Should we grade students on the individual reading standards?

Blast from the Past: This entry first posted on September 7, 2019, and reappeared on February 10, 2024. It seems to be that time of the year again. Principals are being encouraged by central administrations to put on the full court press for higher test scores this year. I know that, not because of Mardi Gras or Groundhog Day, but because I'm starting to get those questions from teachers. Here is one that just came in: "Dr. Shanahan, you have stated that STANDARDIZED reading test items analysis is a 'fool's errand.' My district requires me to complete an items analysis of a standardized reading test to "narrow my instructional focus on specific skills and question types" -per my admin. You stated, 'It is not the question type. It is the text.' How can I convince my supervisors to move away from this practice? Please help." Almost 5 years separates these questions, and the answer to them has not changed a bit.

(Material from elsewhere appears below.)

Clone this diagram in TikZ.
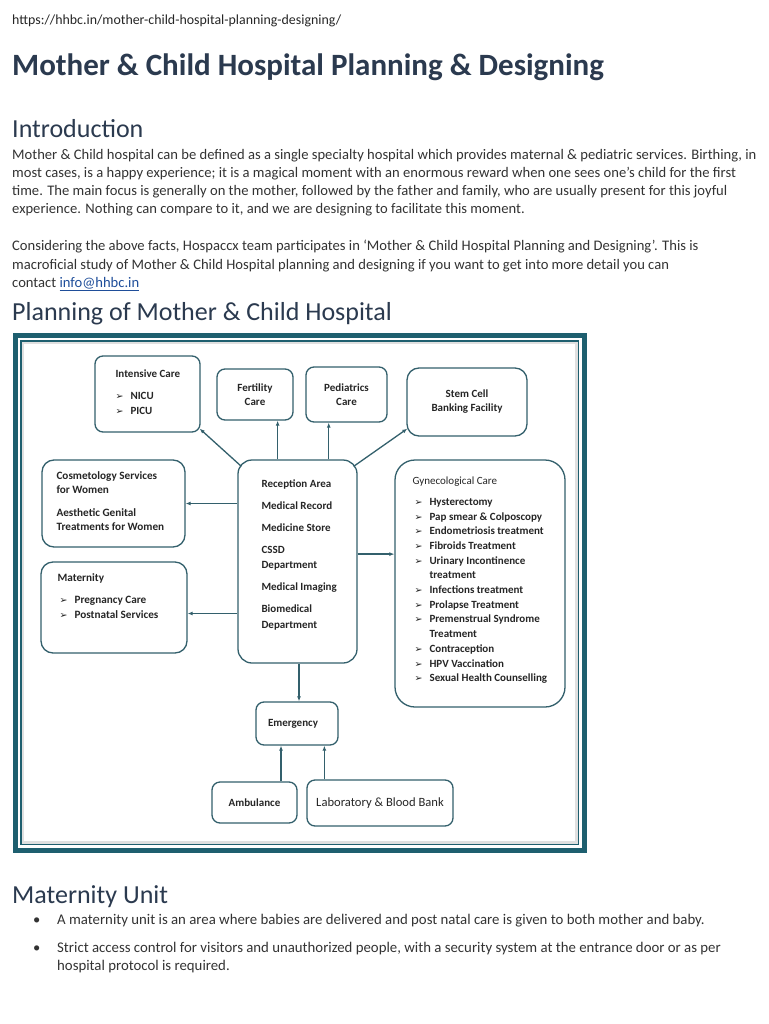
\documentclass[tikz,border=0pt]{standalone}
\usepackage{fontspec}
\setmainfont{Carlito}
\newfontfamily\symfont{DejaVu Sans}
\usepackage{xcolor}
\usetikzlibrary{positioning, calc, arrows.meta}
\definecolor{headblue}{RGB}{43, 58, 79}
\definecolor{bodygray}{RGB}{51, 51, 51}
\definecolor{frameteal}{RGB}{30, 95, 111}
\definecolor{boxteal}{RGB}{51, 96, 108}
\definecolor{linkblue}{RGB}{31, 78, 154}
\newcommand{\arrbul}{\makebox[15pt][l]{\symfont\fontsize{9.5}{9.5}\selectfont\char"27A2}}
\tikzset{
    pageline/.style={
        anchor=base west, inner sep=0pt, text=bodygray, font=\fontsize{14.6}{18}\selectfont
    },
    heading/.style={
        anchor=base west, inner sep=0pt, text=headblue, font=\fontsize{26}{28}\selectfont
    },
    roundbox/.style={
        draw=boxteal, line width=1.3pt, rounded corners=8pt, inner sep=2pt, align=center,
        font=\fontsize{11}{14}\selectfont\bfseries, text=black!85
    },
    boxtext/.style={
        anchor=north west, inner sep=0pt, align=left, text=black!85
    },
    conn/.style={
        -{Latex[length=5pt,width=4pt]}, line width=1.3pt, boxteal
    }
}

\begin{document}
\begin{tikzpicture}[x=1pt, y=-1pt]
    \useasboundingbox (0,0) rectangle (768,1024);
    \fill[white] (0,0) rectangle (768,1024);

    % ==========================================
    % PAGE HEADER
    % ==========================================
    \node[pageline, font=\fontsize{13.9}{15}\selectfont, text=black!85] (url) at (12,25) {https://hhbc.in/mother-child-hospital-planning-designing/};
    \node[heading, font=\fontsize{31}{34}\selectfont\bfseries] (title) at (12,76) {Mother \& Child Hospital Planning \& Designing};

    \node[heading] (intro) at (12,138) {Introduction};
    \node[pageline] (p1) at (12,160) {Mother \& Child hospital can be defined as a single specialty hospital which provides maternal \& pediatric services. Birthing, in};
    \node[pageline] (p2) at (12,178) {most cases, is a happy experience; it is a magical moment with an enormous reward when one sees one’s child for the first};
    \node[pageline] (p3) at (12,196) {time. The main focus is generally on the mother, followed by the father and family, who are usually present for this joyful};
    \node[pageline] (p4) at (12,214) {experience. Nothing can compare to it, and we are designing to facilitate this moment.};
    \node[pageline] (p5) at (12,251) {Considering the above facts, Hospaccx team participates in ‘Mother \& Child Hospital Planning and Designing’. This is};
    \node[pageline] (p6) at (12,269) {macroficial study of Mother \& Child Hospital planning and designing if you want to get into more detail you can};
    \node[pageline] (p7) at (12,287) {contact \textcolor{linkblue}{\underline{info@hhbc.in}}};

    \node[heading] (planning) at (12,320) {Planning of Mother \& Child Hospital};

    % ==========================================
    % FRAME
    % ==========================================
    \draw[frameteal, line width=5pt] (15.5,335.5) rectangle (584,850);
    \draw[frameteal, line width=1.2pt] (21,341) rectangle (578.5,844.5);
    \draw[black!12, line width=2.5pt] (23,343) rectangle (576.5,842.5);

    % ==========================================
    % BOXES
    % ==========================================
    \node[roundbox, minimum width=105pt, minimum height=76pt] (icu) at (147.5,394) {};
    \node[boxtext, font=\fontsize{11}{15}\selectfont\bfseries] (icutxt) at ([shift={(21,14.5)}]icu.north west)
        {Intensive Care\\[7pt] \arrbul NICU\\ \arrbul PICU};

    \node[roundbox, minimum width=76pt, minimum height=51pt] (fert) at (255,394.5) {Fertility\\Care};
    \node[roundbox, minimum width=81pt, minimum height=55pt] (ped) at (346.5,394.5) {Pediatrics\\Care};
    \node[roundbox, rounded corners=12pt, minimum width=120pt, minimum height=68pt] (stem) at (467,402) {Stem Cell\\Banking Facility};

    \node[roundbox, rounded corners=12pt, minimum width=143pt, minimum height=87pt] (cosm) at (113.5,503.5) {};
    \node[boxtext, font=\fontsize{11.2}{14}\selectfont\bfseries] (cosmtxt) at ([shift={(15,12.5)}]cosm.north west)
        {Cosmetology Services\\for Women\\[9pt]Aesthetic Genital\\Treatments for Women};

    \node[roundbox, rounded corners=14pt, minimum width=119pt, minimum height=203pt] (hub) at (297.5,561.5) {};
    \node[boxtext, font=\fontsize{11}{15.5}\selectfont\bfseries] (hubtxt) at ([shift={(24,20.5)}]hub.north west)
        {Reception Area\\[6.5pt]Medical Record\\[6.5pt]Medicine Store\\[6pt]CSSD\\Department\\[6.5pt]Medical Imaging\\[6.5pt]Biomedical\\Department};

    \node[roundbox, rounded corners=20pt, minimum width=170pt, minimum height=247pt] (gyn) at (480,583.5) {};
    \node[boxtext, font=\fontsize{11}{14.7}\selectfont\bfseries] (gyntxt) at ([shift={(18,17.5)}]gyn.north west)
        {{\mdseries Gynecological Care}\\[6pt]
        \hspace*{2pt}\arrbul Hysterectomy\\
        \hspace*{2pt}\arrbul Pap smear \& Colposcopy\\
        \hspace*{2pt}\arrbul Endometriosis treatment\\
        \hspace*{2pt}\arrbul Fibroids Treatment\\
        \hspace*{2pt}\arrbul Urinary Incontinence\\
        \hspace*{17pt}treatment\\
        \hspace*{2pt}\arrbul Infections treatment\\
        \hspace*{2pt}\arrbul Prolapse Treatment\\
        \hspace*{2pt}\arrbul Premenstrual Syndrome\\
        \hspace*{17pt}Treatment\\
        \hspace*{2pt}\arrbul Contraception\\
        \hspace*{2pt}\arrbul HPV Vaccination\\
        \hspace*{2pt}\arrbul Sexual Health Counselling};

    \node[roundbox, rounded corners=12pt, minimum width=146pt, minimum height=91pt] (mat) at (114,607.5) {};
    \node[boxtext, font=\fontsize{11.2}{15}\selectfont\bfseries] (mattxt) at ([shift={(17,12.5)}]mat.north west)
        {Maternity\\[7pt]\hspace*{2pt}\arrbul Pregnancy Care\\\hspace*{2pt}\arrbul Postnatal Services};

    \node[roundbox, minimum width=82pt, minimum height=43pt] (emer) at (297,723.5) {Emergency\hspace*{8pt}};
    \node[roundbox, minimum width=85pt, minimum height=41pt] (amb) at (254.5,802.5) {Ambulance};
    \node[roundbox, minimum width=146pt, minimum height=46pt, font=\fontsize{12.6}{14}\selectfont] (lab) at (380,803) {Laboratory \& Blood Bank};

    % ==========================================
    % CONNECTORS
    % ==========================================
    \draw[conn] ([shift={(4,7)}]hub.north west) -- ([shift={(-1,-4)}]icu.south east);
    \draw[conn] (hub.101) -- (hub.101 |- fert.south);
    \draw[conn] (hub.73) -- (hub.73 |- ped.south);
    \draw[conn] ([shift={(-4,7)}]hub.north east) -- ([shift={(1,-8)}]stem.south west);
    \draw[conn] (hub.west |- cosm.east) -- (cosm.east);
    \coordinate (matin) at ([yshift=-6pt]mat.east);
    \draw[conn] (hub.west |- matin) -- (matin);
    \draw[conn] (hub.7) -- (hub.7 -| gyn.west);
    \draw[conn] ([xshift=1.5pt]hub.south) -- ([xshift=1.5pt]hub.south |- emer.north);
    \coordinate (ambout) at ([xshift=26.5pt]amb.north);
    \draw[conn] (ambout) -- (ambout |- emer.south);
    \coordinate (labout) at ([xshift=18pt]lab.north west);
    \draw[conn] (labout) -- (labout |- emer.south);

    % ==========================================
    % MATERNITY UNIT
    % ==========================================
    \node[heading] (unit) at (12,903) {Maternity Unit};
    \node[pageline] (dot1) at (33,924) {•};
    \node[pageline, font=\fontsize{14.8}{18}\selectfont] (u1) at (57,924) {A maternity unit is an area where babies are delivered and post natal care is given to both mother and baby.};
    \node[pageline] (dot2) at (33,952) {•};
    \node[pageline, font=\fontsize{14.8}{18}\selectfont] (u2) at (57,952) {Strict access control for visitors and unauthorized people, with a security system at the entrance door or as per};
    \node[pageline, font=\fontsize{14.8}{18}\selectfont] (u3) at (57,970) {hospital protocol is required.};
\end{tikzpicture}
\end{document}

RELATED: I want my students to comprehend, am I teaching the wrong kind of strategies?

Teacher question:

What are your thoughts on standards-based grading in ELA which is used in many districts? For example, teachers may be required to assign a number 1-4 (4 being mastery) that indicates a student’s proficiency level on each ELA standard. Teachers need to provide evidence to document how they determined the level of mastery. Oftentimes tests are created with items that address particular standards. If students get those items correct, that is evidence of mastery. What do you recommend?

Shanahan response:

Oh boy… this answer is going make me popular with your district administration!

The honest answer is that this kind of standards-based grading makes no sense at all.

It is simply impossible to reliably or meaningfully measure performance on the individual reading standards. Consequently, I would not encourage teachers to try to do that.

If you doubt me on this, contact your state department of education and ask them why the state reading test doesn’t provide such information.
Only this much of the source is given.